In Seila Law v. Consumer Financial Protection Bureau, the U.S. Supreme Court ruled that the CFPB’s structure unconstitutionally insulates the agency from presidential oversight and must be altered. Following the decision, the president may remove the agency’s director “at will,” which should, to a large degree, serve to align the CFPB director’s policy aims with those of the then-current presidential administration. Recognizing that their tenure is now tied to the electoral success of a given president, incumbent CFPB directors may be further incentivized to leave behind a lasting legacy, whether through rulemakings or formal or informal guidance, some of which may be more controversial than others. Presidential elections now have significant new consequences for the direction of the CFPB. Now, a new president could replace the director—and dramatically alter the agency’s course—as soon as he or she is sworn in.
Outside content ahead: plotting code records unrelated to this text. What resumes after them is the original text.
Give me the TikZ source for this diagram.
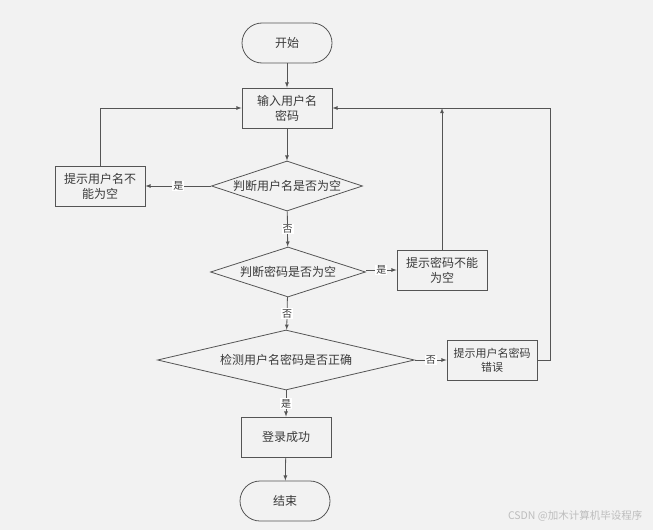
\documentclass[tikz,border=0pt]{standalone}
\usepackage{fontspec}
\newfontfamily\cjk{Noto Sans CJK SC}
\usepackage{tikz}
\usetikzlibrary{shapes.geometric}
\definecolor{bggray}{HTML}{F2F2F2}
\definecolor{linegray}{HTML}{555555}
\definecolor{textgray}{HTML}{3A3A3A}
\definecolor{markgray}{HTML}{BDBDBD}

\begin{document}
\begin{tikzpicture}[x=1pt, y=-1pt, >=latex, line width=0.8pt, color=linegray,
		font=\cjk\fontsize{12}{15}\selectfont, text=textgray,
		term/.style={draw=linegray, fill=bggray, rounded corners=20pt, minimum width=90pt, minimum height=40pt},
		procbox/.style={draw=linegray, fill=bggray, rectangle, align=center, minimum width=90pt, minimum height=40pt, inner sep=2pt},
		decision/.style={draw=linegray, fill=bggray, diamond, aspect=3, inner sep=0pt},
		lbl/.style={fill=white, inner sep=1pt, font=\cjk\fontsize{10}{12}\selectfont}]
			\fill[bggray] (0,0) rectangle (653,530);
			\useasboundingbox (0,0) rectangle (653,530);
			
			\node[term] (start) at (287,43) {开始};
			\node[procbox] (input) at (287,108) {输入用户名\\密码};
			\node[decision, minimum width=151pt, minimum height=50pt] (chkuser) at (287,186) {判断用户名是否为空};
			\node[procbox] (userempty) at (100,186) {提示用户名不\\能为空};
			\node[decision, minimum width=155pt, minimum height=50pt] (chkpwd) at (288,272) {判断密码是否为空};
			\node[procbox] (pwdempty) at (442,270) {提示密码不能\\为空};
			\node[decision, minimum width=257pt, minimum height=60pt] (chkall) at (286,360) {检测用户名密码是否正确};
			\node[procbox, font=\cjk\fontsize{11}{14}\selectfont] (wrong) at (492,360) {提示用户名密码\\错误};
			\node[procbox] (ok) at (286,437) {登录成功};
			\node[term] (stop) at (285,501) {结束};
			\node[text=markgray, font=\cjk\fontsize{10.5}{12}\selectfont, anchor=east] (watermark) at (646,516) {CSDN @加木计算机毕设程序};
			
			\draw[->] (start) to (input);
			\draw[->] (input) to (chkuser);
			\draw[->] (chkuser.west) to node[lbl] {是} (userempty.east);
			\draw[->] (userempty.north) |- (input.west);
			\draw[->] (chkuser) to node[lbl] {否} (chkpwd);
			\draw[->] (chkpwd.east |- pwdempty.west) to node[lbl] {是} (pwdempty.west);
			\draw[->] (pwdempty.north) to (pwdempty.north |- input.east);
			\draw[->] (chkpwd) to node[lbl] {否} (chkall);
			\draw[->] (chkall.east) to node[lbl] {否} (wrong.west);
			\draw[->] (wrong.east) -- ++(13,0) |- (input.east);
			\draw[->] (chkall) to node[lbl] {是} (ok);
			\draw[->] (ok) to (stop);
		\end{tikzpicture}
\end{document}
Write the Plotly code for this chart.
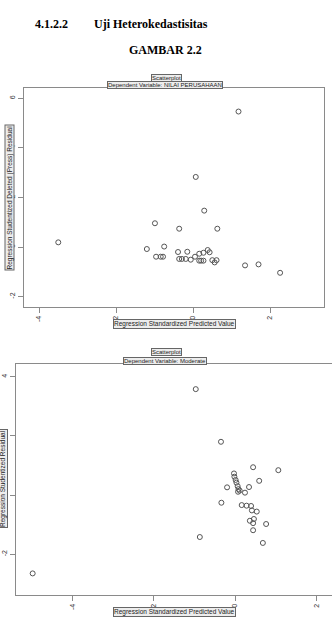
import plotly.graph_objects as go

W, H = 332, 629

# ---- data ----
top_x = [1.18, 0.07, 0.29, -0.99, -0.36, 0.63, -3.50, -1.20, -0.75, -0.96, -0.84, -0.78,
         -0.39, -0.15, -0.36, -0.29, -0.19, -0.06, 0.05, 0.16, 0.27, 0.38, 0.43, 0.16,
         0.21, 0.27, 0.50, 0.56, 0.61, 1.35, 1.70, 2.26]
top_y = [5.47, 2.83, 1.47, 0.96, 0.74, 0.74, 0.19, -0.08, 0.02, -0.39, -0.39, -0.39,
         -0.20, -0.19, -0.48, -0.48, -0.48, -0.51, -0.39, -0.27, -0.23, -0.12, -0.21, -0.55,
         -0.55, -0.55, -0.53, -0.62, -0.53, -0.74, -0.70, -1.04]

bot_x = [-0.97, -0.35, 0.44, 1.06, -0.03, -0.02, 0.59, 0.01, 0.03, -0.20, 0.34, 0.06,
         0.08, 0.11, 0.07, 0.24, -0.34, 0.16, 0.28, 0.39, 0.41, 0.53, 0.46, 0.36,
         0.44, 0.76, 0.44, 0.68, -0.87, -4.98]
bot_y = [3.58, 1.80, 0.94, 0.84, 0.73, 0.62, 0.48, 0.51, 0.42, 0.26, 0.27, 0.30,
         0.20, 0.15, 0.11, 0.08, -0.26, -0.34, -0.36, -0.37, -0.52, -0.56, -0.81, -0.87,
         -0.95, -0.98, -1.19, -1.62, -1.42, -2.65]

x_ticks = [-4, -2, 0, 2]
x_tick_labels = ["-4", "-2", "0", "2"]
top_y_ticks = [-2, 0, 2, 4, 6]
top_y_tick_labels = ["-2", "0", "2", "4", "6"]
bot_y_ticks = [-2, 0, 2, 4]
bot_y_tick_labels = ["-2", "0", "2", "4"]

heading_num = "4.1.2.2"
heading_txt = "Uji Heterokedastisitas"
figure_title = "GAMBAR 2.2"
top_sub = "Dependent Variable: NILAI PERUSAHAAN"
bot_sub = "Dependent Variable: Moderate"
x_title = "Regression Standardized Predicted Value"
top_y_title = "Regression Studentized Deleted (Press) Residual"
bot_y_title = "Regression Studentized Residual"

# ---- figure ----
def px_x(p):
    return p / W

def px_y(p):
    return 1 - p / H

marker = dict(symbol="circle-open", size=5, color="#555555", line=dict(width=1, color="#555555"))

fig = go.Figure()
fig.add_trace(go.Scatter(x=top_x, y=top_y, mode="markers", marker=marker,
                         xaxis="x", yaxis="y", showlegend=False, hoverinfo="skip"))
fig.add_trace(go.Scatter(x=bot_x, y=bot_y, mode="markers", marker=marker,
                         xaxis="x2", yaxis="y2", showlegend=False, hoverinfo="skip"))

LINE = "#8a8a8a"
TICKFONT = dict(family="Liberation Sans, Arial, sans-serif", size=7, color="#333333")
common = dict(showgrid=False, zeroline=False, showline=True, linecolor=LINE, linewidth=1,
              ticks="outside", ticklen=5, tickcolor=LINE, tickwidth=1, tickfont=TICKFONT,
              tickangle=-90, fixedrange=True)

fig.update_layout(
    width=W, height=H,
    margin=dict(l=0, r=0, t=0, b=0),
    paper_bgcolor="white", plot_bgcolor="white",
    xaxis=dict(domain=[px_x(24), px_x(324)], range=[-4.39, 3.40], anchor="y",
               tickvals=x_ticks, ticktext=x_tick_labels, mirror=True, **common),
    yaxis=dict(domain=[px_y(307), px_y(88)], range=[-2.42, 6.42], anchor="x",
               tickvals=top_y_ticks, ticktext=top_y_tick_labels, mirror=True, **common),
    xaxis2=dict(domain=[px_x(16), 1.0], range=[-5.39, 2.38], anchor="y2",
                tickvals=x_ticks, ticktext=x_tick_labels, mirror=True, **common),
    yaxis2=dict(domain=[px_y(595), px_y(364)], range=[-3.38, 4.43], anchor="x2",
                tickvals=bot_y_ticks, ticktext=bot_y_tick_labels, mirror=False, **common),
)

SERIF = "Liberation Serif, Times New Roman, serif"
SANS = "Liberation Sans, Arial, sans-serif"
box = dict(bordercolor="#666666", borderwidth=1, borderpad=0, bgcolor="#ededed")

ann = []
ann.append(dict(text="<b>%s</b>" % heading_num, x=px_x(33), y=px_y(24), xanchor="left", yanchor="middle",
                font=dict(family=SERIF, size=12, color="black")))
ann.append(dict(text="<b>%s</b>" % heading_txt, x=px_x(92), y=px_y(24), xanchor="left", yanchor="middle",
                font=dict(family=SERIF, size=12, color="black")))
ann.append(dict(text="<b>%s</b>" % figure_title, x=px_x(165), y=px_y(50), xanchor="center", yanchor="middle",
                font=dict(family=SERIF, size=12, color="black")))

small = dict(family=SANS, size=6, color="#222222")
for txt, cx, cy in [("Scatterplot", 166, 78.5), (top_sub, 165, 85.3),
                    ("Scatterplot", 166, 352.3), (bot_sub, 165, 361.3)]:
    ann.append(dict(text=txt, x=px_x(cx), y=px_y(cy), xanchor="center", yanchor="middle",
                    font=small, **box))

axt = dict(family=SANS, size=6.5, color="#222222")
ann.append(dict(text=x_title, x=px_x(174), y=px_y(324), xanchor="center", yanchor="middle", font=axt, **box))
ann.append(dict(text=x_title, x=px_x(174.5), y=px_y(612.3), xanchor="center", yanchor="middle", font=axt, **box))
ann.append(dict(text=top_y_title, x=px_x(9.5), y=px_y(198), xanchor="center", yanchor="middle",
                textangle=-90, font=axt, **box))
ann.append(dict(text=bot_y_title, x=px_x(3), y=px_y(479), xanchor="center", yanchor="middle",
                textangle=-90, font=axt, **box))

for a in ann:
    a.update(xref="paper", yref="paper", showarrow=False)
fig.update_layout(annotations=ann)

fig.write_html("out.html", config={"displayModeBar": False})
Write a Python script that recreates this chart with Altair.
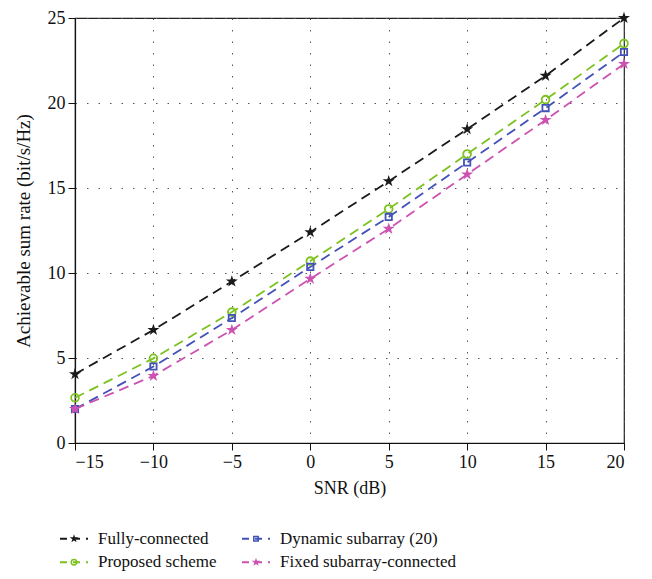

As a result, even though the drafters of the Dodd-Frank Act intentionally designed the CFPB to be an “independent bureau” within the Federal Reserve System, the CFPB’s independence has been dramatically reduced and has led to a Bureau with priorities more closely aligned to those of the administration in power. Accordingly, expect more Capitol Hill hearings and regular criticism and scrutiny of the CFPB, however substantive or partisan, in the coming weeks, months, and years.
Of course, Congress could always pursue a legislative repeal of the CFPB’s rules through the Congressional Review Act (CRA) process, but that effort could take months and would have to contend with President Biden's likely veto (as was seen in President Biden’s December 2023 veto of the CRA resolution to override the CFPB’s final Section 1071 small business lending rule, even though it was passed by both the U.S. Senate and U.S. House of Representatives).
Apart from that, litigation and the upcoming November elections are widely perceived as the more likely options for halting the CFPB in its tracks.